Question

Construct an isosceles triangle, given the length $$b$$ of the base and the radius $$R$$ of its circumscribed circle, where $$b<2 R$$.

Answer

**step1 Draw the Circumcircle**

First, draw a point O, which will serve as the circumcenter of the triangle. Using a compass, set its radius to the given length R. With O as the center, draw a circle. This circle represents the circumcircle of the isosceles triangle and will pass through all three vertices of the triangle.

Draw a circle with center O and radius R.

**step2 Place the Base of the Triangle**

The base of the isosceles triangle, BC, will be a chord of the circumcircle with a length equal to the given b. Choose any point on the drawn circle and label it B. Place the compass needle at point B, open the compass to the given length b, and draw an arc that intersects the circle at another point. Label this intersection point C. Connect points B and C with a straight line segment to form the base of the triangle.

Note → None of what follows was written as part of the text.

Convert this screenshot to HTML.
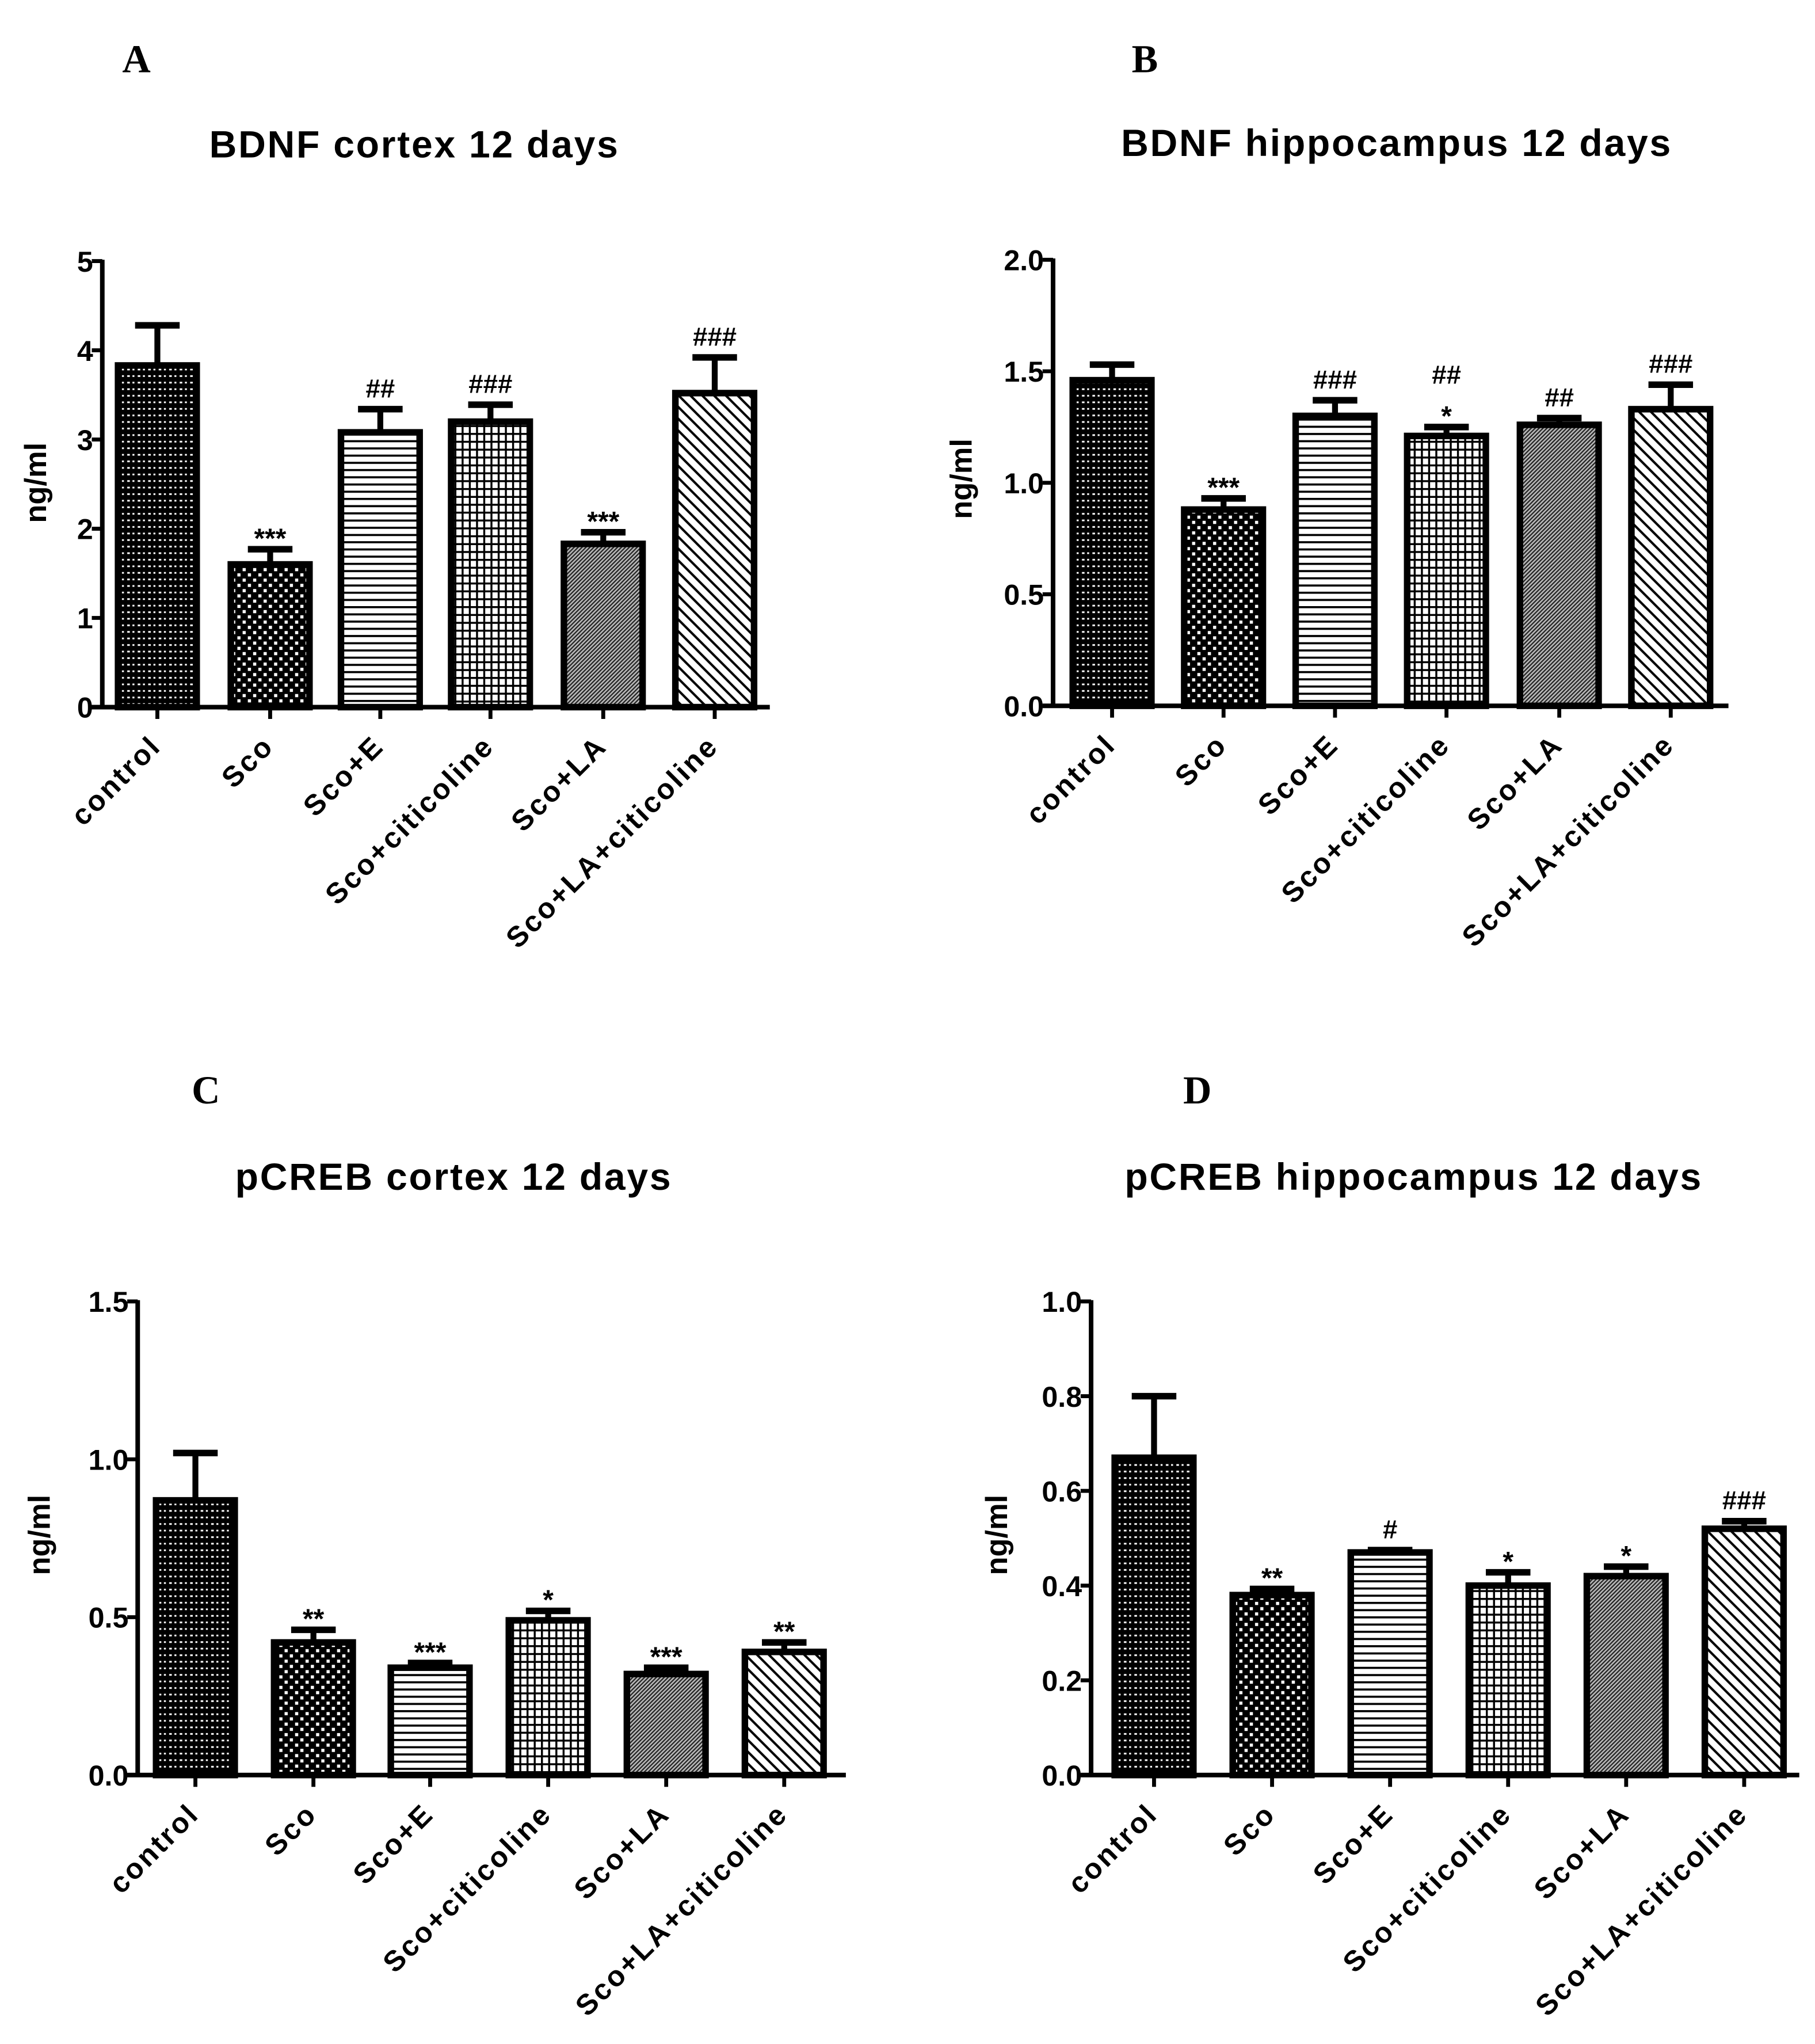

Segment BC such that its length is b.

**step3 Locate the Third Vertex**

To find the third vertex, A, of the isosceles triangle, we use the property that A must be equidistant from B and C. This means A lies on the perpendicular bisector of the segment BC. Construct the perpendicular bisector of BC by drawing arcs of equal radius (greater than half of BC) from B and C, and then drawing a line through their intersection points. This perpendicular bisector will intersect the circumcircle at two points. Choose either of these intersection points as point A. Finally, connect point A to B and point A to C with straight line segments to complete the isosceles triangle ABC.

Construct the perpendicular bisector of BC. Its intersection with the circle provides point A, ensuring AB = AC.